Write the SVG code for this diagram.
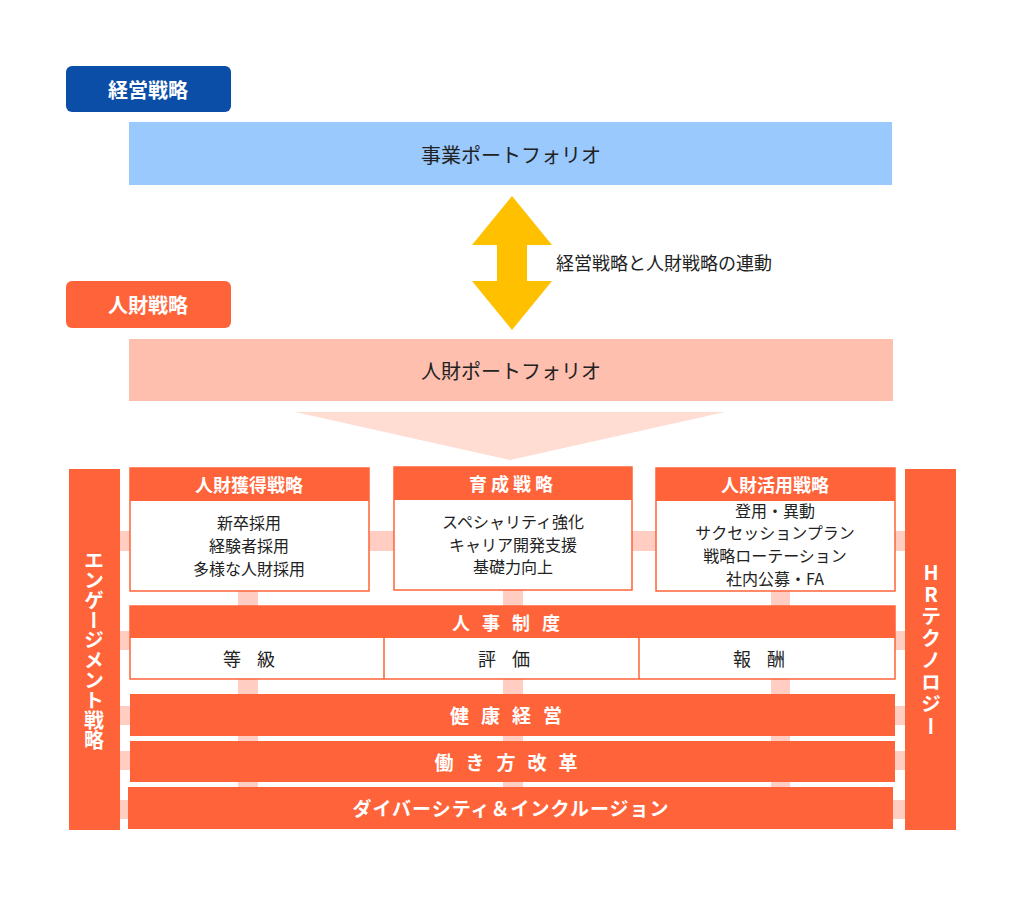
<svg xmlns="http://www.w3.org/2000/svg" width="1023" height="902" viewBox="0 0 1023 902">
<style>
text{font-family:"Noto Sans CJK JP","Liberation Sans",sans-serif;text-anchor:middle;dominant-baseline:central}
.w{fill:#fff;font-weight:bold}
.k{fill:#222}
.o{fill:#FF6339}
.box{fill:#fff;stroke:#FF6339;stroke-width:1.5}
.c{fill:#FFCDC2}
</style>
<rect width="1023" height="902" fill="#fff"/>
<g id="connectors">
<rect class="c" x="118" y="531" width="790" height="20"/>
<rect class="c" x="118" y="631" width="790" height="19"/>
<rect class="c" x="118" y="706" width="790" height="19"/>
<rect class="c" x="118" y="751" width="790" height="19"/>
<rect class="c" x="118" y="800" width="790" height="19"/>
<rect class="c" x="238" y="590" width="20" height="200"/>
<rect class="c" x="503" y="590" width="20" height="200"/>
<rect class="c" x="771" y="590" width="19" height="200"/>
<polygon points="472,245 512,196 552,245 527,245 527,281 552,281 512,330 472,281 497,281 497,245" fill="#FFC000"/>
<polygon points="295,412 725,412 510,460" fill="#FFDDD3"/>
</g>
<g id="label-keiei"><rect x="66" y="66" width="165" height="46" rx="6" fill="#0B4EA8"/><text class="w" x="148" y="89" font-size="20">経営戦略</text></g>
<g id="jigyo"><rect x="129" y="122" width="763" height="63" fill="#99C9FD"/><text class="k" x="511" y="154" font-size="20">事業ポートフォリオ</text></g>
<g id="rendo"><text class="k" x="556" y="262" font-size="18" style="text-anchor:start">経営戦略と人財戦略の連動</text></g>
<g id="label-jinzai"><rect x="66" y="281" width="165" height="47" rx="6" fill="#FF6339"/><text class="w" x="148" y="304" font-size="20">人財戦略</text></g>
<g id="jinzai-pf"><rect x="129" y="339" width="764" height="62" fill="#FFBFAE"/><text class="k" x="511" y="370" font-size="20">人財ポートフォリオ</text></g>
<g id="engagement"><rect class="o" x="69" y="469" width="51" height="361"/><text class="w" font-size="20" x="94" y="650" style="writing-mode:vertical-rl;glyph-orientation-vertical:0">エンゲージメント戦略</text></g>
<g id="hrtech"><rect class="o" x="905" y="469" width="51" height="361"/><text class="w" font-size="20" x="931" y="650" style="writing-mode:vertical-rl;text-orientation:upright;letter-spacing:2px">HRテクノロジー</text></g>
<g id="kakutoku"><rect class="box" x="130" y="468" width="239" height="123"/><rect class="o" x="130" y="468" width="239" height="33"/><text class="w" x="249" y="484" font-size="18">人財獲得戦略</text>
<text class="k" font-size="16" x="249" y="522">新卒採用</text><text class="k" font-size="16" x="249" y="545">経験者採用</text><text class="k" font-size="16" x="249" y="568">多様な人財採用</text></g>
<g id="ikusei"><rect class="box" x="394" y="467" width="238" height="123"/><rect class="o" x="394" y="467" width="238" height="33"/><text class="w" x="513" y="483" font-size="18" letter-spacing="4">育成戦略</text>
<text class="k" font-size="16" x="513" y="521">スペシャリティ強化</text><text class="k" font-size="16" x="513" y="544">キャリア開発支援</text><text class="k" font-size="16" x="513" y="566">基礎力向上</text></g>
<g id="katsuyo"><rect class="box" x="656" y="468" width="239" height="123"/><rect class="o" x="656" y="468" width="239" height="33"/><text class="w" x="775" y="484" font-size="18">人財活用戦略</text>
<text class="k" font-size="16" x="775" y="510">登用・異動</text><text class="k" font-size="16" x="775" y="532">サクセッションプラン</text><text class="k" font-size="16" x="775" y="555">戦略ローテーション</text><text class="k" font-size="16" x="775" y="578">社内公募・FA</text></g>
<g id="jinji"><rect class="box" x="130" y="606" width="765" height="73"/><rect class="o" x="130" y="606" width="765" height="32"/><text class="w" x="512" y="622" font-size="18" letter-spacing="12">人事制度</text>
<line x1="384" y1="638" x2="384" y2="679" stroke="#FF6339" stroke-width="1.5"/><line x1="639" y1="638" x2="639" y2="679" stroke="#FF6339" stroke-width="1.5"/>
<text class="k" font-size="18" x="257" y="658" letter-spacing="16">等級</text><text class="k" font-size="18" x="512" y="658" letter-spacing="16">評価</text><text class="k" font-size="18" x="767" y="658" letter-spacing="16">報酬</text></g>
<g id="kenko"><rect class="o" x="130" y="694" width="765" height="42"/><text class="w" x="512" y="714" font-size="19" letter-spacing="12">健康経営</text></g>
<g id="hataraki"><rect class="o" x="130" y="741" width="765" height="41"/><text class="w" x="512" y="761" font-size="19" letter-spacing="12">働き方改革</text></g>
<g id="diversity"><rect class="o" x="128" y="787" width="765" height="42"/><text class="w" x="511" y="807" font-size="19" letter-spacing="1">ダイバーシティ＆インクルージョン</text></g>
</svg>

• • • • •

→ **TASK**
From start to finish, output the listing exactly, but omit its pictures.

→ **EXERCISE ANSWER**
Write the SVG code for this diagram.
<svg xmlns="http://www.w3.org/2000/svg" width="1023" height="902" viewBox="0 0 1023 902">
<style>
text{font-family:"Noto Sans CJK JP","Liberation Sans",sans-serif;text-anchor:middle;dominant-baseline:central}
.w{fill:#fff;font-weight:bold}
.k{fill:#222}
.o{fill:#FF6339}
.box{fill:#fff;stroke:#FF6339;stroke-width:1.5}
.c{fill:#FFCDC2}
</style>
<rect width="1023" height="902" fill="#fff"/>
<g id="connectors">
<rect class="c" x="118" y="531" width="790" height="20"/>
<rect class="c" x="118" y="631" width="790" height="19"/>
<rect class="c" x="118" y="706" width="790" height="19"/>
<rect class="c" x="118" y="751" width="790" height="19"/>
<rect class="c" x="118" y="800" width="790" height="19"/>
<rect class="c" x="238" y="590" width="20" height="200"/>
<rect class="c" x="503" y="590" width="20" height="200"/>
<rect class="c" x="771" y="590" width="19" height="200"/>
<polygon points="472,245 512,196 552,245 527,245 527,281 552,281 512,330 472,281 497,281 497,245" fill="#FFC000"/>
<polygon points="295,412 725,412 510,460" fill="#FFDDD3"/>
</g>
<g id="label-keiei"><rect x="66" y="66" width="165" height="46" rx="6" fill="#0B4EA8"/><text class="w" x="148" y="89" font-size="20">経営戦略</text></g>
<g id="jigyo"><rect x="129" y="122" width="763" height="63" fill="#99C9FD"/><text class="k" x="511" y="154" font-size="20">事業ポートフォリオ</text></g>
<g id="rendo"><text class="k" x="556" y="262" font-size="18" style="text-anchor:start">経営戦略と人財戦略の連動</text></g>
<g id="label-jinzai"><rect x="66" y="281" width="165" height="47" rx="6" fill="#FF6339"/><text class="w" x="148" y="304" font-size="20">人財戦略</text></g>
<g id="jinzai-pf"><rect x="129" y="339" width="764" height="62" fill="#FFBFAE"/><text class="k" x="511" y="370" font-size="20">人財ポートフォリオ</text></g>
<g id="engagement"><rect class="o" x="69" y="469" width="51" height="361"/><text class="w" font-size="20" x="94" y="650" style="writing-mode:vertical-rl;glyph-orientation-vertical:0">エンゲージメント戦略</text></g>
<g id="hrtech"><rect class="o" x="905" y="469" width="51" height="361"/><text class="w" font-size="20" x="931" y="650" style="writing-mode:vertical-rl;text-orientation:upright;letter-spacing:2px">HRテクノロジー</text></g>
<g id="kakutoku"><rect class="box" x="130" y="468" width="239" height="123"/><rect class="o" x="130" y="468" width="239" height="33"/><text class="w" x="249" y="484" font-size="18">人財獲得戦略</text>
<text class="k" font-size="16" x="249" y="522">新卒採用</text><text class="k" font-size="16" x="249" y="545">経験者採用</text><text class="k" font-size="16" x="249" y="568">多様な人財採用</text></g>
<g id="ikusei"><rect class="box" x="394" y="467" width="238" height="123"/><rect class="o" x="394" y="467" width="238" height="33"/><text class="w" x="513" y="483" font-size="18" letter-spacing="4">育成戦略</text>
<text class="k" font-size="16" x="513" y="521">スペシャリティ強化</text><text class="k" font-size="16" x="513" y="544">キャリア開発支援</text><text class="k" font-size="16" x="513" y="566">基礎力向上</text></g>
<g id="katsuyo"><rect class="box" x="656" y="468" width="239" height="123"/><rect class="o" x="656" y="468" width="239" height="33"/><text class="w" x="775" y="484" font-size="18">人財活用戦略</text>
<text class="k" font-size="16" x="775" y="510">登用・異動</text><text class="k" font-size="16" x="775" y="532">サクセッションプラン</text><text class="k" font-size="16" x="775" y="555">戦略ローテーション</text><text class="k" font-size="16" x="775" y="578">社内公募・FA</text></g>
<g id="jinji"><rect class="box" x="130" y="606" width="765" height="73"/><rect class="o" x="130" y="606" width="765" height="32"/><text class="w" x="512" y="622" font-size="18" letter-spacing="12">人事制度</text>
<line x1="384" y1="638" x2="384" y2="679" stroke="#FF6339" stroke-width="1.5"/><line x1="639" y1="638" x2="639" y2="679" stroke="#FF6339" stroke-width="1.5"/>
<text class="k" font-size="18" x="257" y="658" letter-spacing="16">等級</text><text class="k" font-size="18" x="512" y="658" letter-spacing="16">評価</text><text class="k" font-size="18" x="767" y="658" letter-spacing="16">報酬</text></g>
<g id="kenko"><rect class="o" x="130" y="694" width="765" height="42"/><text class="w" x="512" y="714" font-size="19" letter-spacing="12">健康経営</text></g>
<g id="hataraki"><rect class="o" x="130" y="741" width="765" height="41"/><text class="w" x="512" y="761" font-size="19" letter-spacing="12">働き方改革</text></g>
<g id="diversity"><rect class="o" x="128" y="787" width="765" height="42"/><text class="w" x="511" y="807" font-size="19" letter-spacing="1">ダイバーシティ＆インクルージョン</text></g>
</svg>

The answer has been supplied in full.